Discretionary Power of the Court
In exercising its discretion regarding the appointment of receivers, the court referenced the statutory framework under Delaware law. The court acknowledged that while it had the authority to appoint receivers in cases of actual stockholder deadlock, such a decision must be approached with caution. The statutory provisions outlined specific procedures for addressing failures to elect directors, and the court preferred to explore these avenues before resorting to receivership. The court emphasized that receivership should not be imposed lightly and only in cases with clear evidence of gross mismanagement or insolvency. By opting to appoint a master to conduct new elections rather than appointing receivers, the court demonstrated its commitment to allowing the corporations to resolve their internal issues through proper governance mechanisms. This decision reflected the court's broader view that the family enterprises should be given a chance to reconcile their differences and operate without judicial interference unless absolutely necessary.
Findings on Fiduciary Duties
The court addressed the alleged breaches of fiduciary duty by the individual defendants, particularly concerning their handling of corporate funds and decision-making processes. The plaintiffs accused the defendants of failing to act in the best interests of all shareholders by prioritizing their own financial benefits. However, the court found that the actions taken by the defendants were part of a collective effort to manage the family business and address significant financial challenges, including tax liabilities inherited from their father's estate. The court recognized that the defendants acted based on advice from tax advisers and accountants, which aligned with their understanding of the corporate obligations. Although the defendants' decisions may have lacked procedural rigor, the court determined that there was insufficient evidence to support claims of intentional wrongdoing or self-dealing. This conclusion suggested that while the defendants may have acted without proper oversight, their intentions were not malevolent, and the corporate entities remained financially stable under their management.
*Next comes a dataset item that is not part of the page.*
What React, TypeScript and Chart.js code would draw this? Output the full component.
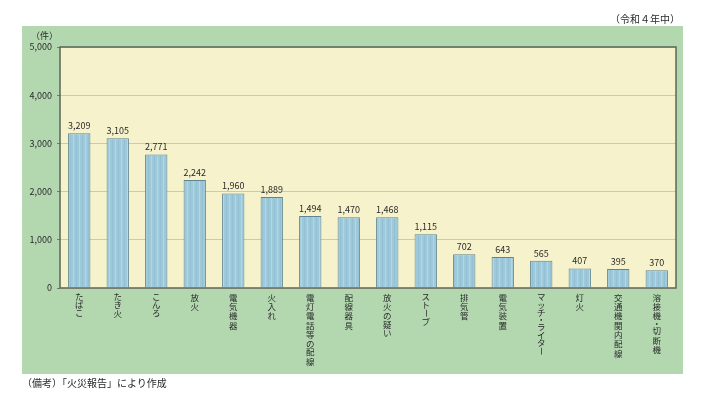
import React, { useEffect, useRef } from "react";
import { Chart, registerables } from "chart.js";

Chart.register(...registerables);

const categories = [
  "たばこ", "たき火", "こんろ", "放火", "電気機器", "火入れ", "電灯電話等の配線", "配線器具",
  "放火の疑い", "ストーブ", "排気管", "電気装置", "マッチ・ライター", "灯火", "交通機関内配線", "溶接機・切断機",
];
const fireCounts = [3209, 3105, 2771, 2242, 1960, 1889, 1494, 1470, 1468, 1115, 702, 643, 565, 407, 395, 370];
const yTicks = [0, 1000, 2000, 3000, 4000, 5000];
const unitLabel = "（件）";
const periodLabel = "（令和４年中）";
const noteLabel = "（備考）「火災報告」により作成";

const FONT = '"Noto Sans CJK JP", "Noto Sans", sans-serif';

function makePattern(ctx: CanvasRenderingContext2D) {
  const c = document.createElement("canvas");
  c.width = 6;
  c.height = 4;
  const g = c.getContext("2d")!;
  g.fillStyle = "#9ec9db";
  g.fillRect(0, 0, 6, 4);
  g.fillStyle = "#b3d6e4";
  g.fillRect(1, 0, 1, 4);
  g.fillStyle = "#93c0d3";
  g.fillRect(4, 0, 1, 4);
  return ctx.createPattern(c, "repeat");
}

const isKanji = (ch: string) => /[\u4e00-\u9fff]/.test(ch);

export default function App() {
  const ref = useRef<HTMLCanvasElement>(null);
  useEffect(() => {
    const canvas = ref.current!;
    const ctx = canvas.getContext("2d")!;
    const pattern = makePattern(ctx);

    const panelPlugin = {
      id: "panel",
      beforeDraw(chart: any) {
        const c = chart.ctx;
        const a = chart.chartArea;
        c.save();
        c.fillStyle = "#b3d8b0";
        c.fillRect(22, 26, 661, 348);
        c.fillStyle = "#f6f2cb";
        c.fillRect(a.left, a.top, a.right - a.left, a.bottom - a.top);
        c.restore();
      },
      afterDraw(chart: any) {
        const c = chart.ctx;
        const a = chart.chartArea;
        c.save();
        c.strokeStyle = "#5b6658";
        c.lineWidth = 1.5;
        c.strokeRect(a.left, a.top, a.right - a.left, a.bottom - a.top);
        // vertical category labels
        const xs = chart.scales.x;
        c.fillStyle = "#2a2a2a";
        c.font = `8.5px ${FONT}`;
        c.textAlign = "center";
        c.textBaseline = "middle";
        categories.forEach((label, i) => {
          const x = xs.getPixelForValue(i);
          let y = 293;
          for (const ch of Array.from(label)) {
            const adv = isKanji(ch) ? 9.3 : ch === "・" ? 5.5 : 8.1;
            const cy = y + adv / 2;
            if (ch === "ー") {
              c.save();
              c.translate(x, cy);
              c.rotate(Math.PI / 2);
              c.fillText(ch, 0, 0);
              c.restore();
            } else {
              c.fillText(ch, x, cy);
            }
            y += adv;
          }
        });
        c.restore();
      },
      afterDatasetsDraw(chart: any) {
        const c = chart.ctx;
        const meta = chart.getDatasetMeta(0);
        c.save();
        c.fillStyle = "#2a2a2a";
        c.font = `9px ${FONT}`;
        c.textAlign = "center";
        c.textBaseline = "bottom";
        meta.data.forEach((bar: any, i: number) => {
          c.fillText(fireCounts[i].toLocaleString("en-US"), bar.x, bar.y - 3);
        });
        c.restore();
      },
    };

    const chart = new Chart(ctx, {
      type: "bar",
      data: {
        labels: categories,
        datasets: [
          {
            data: fireCounts,
            backgroundColor: pattern as any,
            borderColor: "#5f8593",
            borderWidth: 1,
            barPercentage: 0.58,
            categoryPercentage: 1,
          },
        ],
      },
      options: {
        responsive: false,
        animation: false,
        layout: { padding: { top: 47, right: 33, left: 0, bottom: 0 } },
        plugins: { legend: { display: false }, tooltip: { enabled: false } },
        scales: {
          x: {
            grid: { display: false },
            border: { display: false },
            ticks: { display: false },
            afterFit: (s: any) => {
              s.height = 118;
            },
          },
          y: {
            min: 0,
            max: 5000,
            afterBuildTicks: (s: any) => {
              s.ticks = yTicks.map((v) => ({ value: v }));
            },
            grid: { color: "#cdc9ad", lineWidth: 1, tickLength: 3, tickColor: "#777" },
            border: { display: false },
            ticks: {
              color: "#2a2a2a",
              font: { family: FONT, size: 9 },
              padding: 5,
              callback: (v: any) => Number(v).toLocaleString("en-US"),
            },
            afterFit: (s: any) => {
              s.width = 60;
            },
          },
        },
      },
      plugins: [panelPlugin],
    });
    return () => chart.destroy();
  }, []);

  const txt: React.CSSProperties = {
    position: "absolute",
    fontFamily: FONT,
    fontSize: 9,
    color: "#2a2a2a",
    lineHeight: "12px",
    whiteSpace: "nowrap",
  };

  return (
    <div style={{ position: "absolute", left: 0, top: 0, width: 709, height: 406 }}>
      <canvas ref={ref} width={709} height={406} style={{ display: "block" }} />
      <div style={{ ...txt, right: 29, top: 13, fontSize: 10 }}>{periodLabel}</div>
      <div style={{ ...txt, left: 31, top: 30 }}>{unitLabel}</div>
      <div style={{ ...txt, left: 22, top: 377, fontSize: 10 }}>{noteLabel}</div>
    </div>
  );
}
Conclusion and Future Actions
In conclusion, the court declined to appoint liquidating receivers for the corporate defendants, finding that the plaintiffs failed to demonstrate gross mismanagement or a genuine threat of insolvency. The court's ruling underscored the complexities of family-run businesses and the challenges that arise in governance when familial relationships intersect with corporate management. By appointing a master to oversee new elections, the court aimed to facilitate a resolution that would restore proper governance and potentially mend the fractured relationships among the Isaacs family members. This decision reflected the court's preference for resolving disputes through corporate governance mechanisms rather than through judicial intervention. Ultimately, the court's findings emphasized the importance of adhering to proper procedures and the need for transparency in corporate operations, particularly in closely held corporations where personal relationships can complicate business decisions.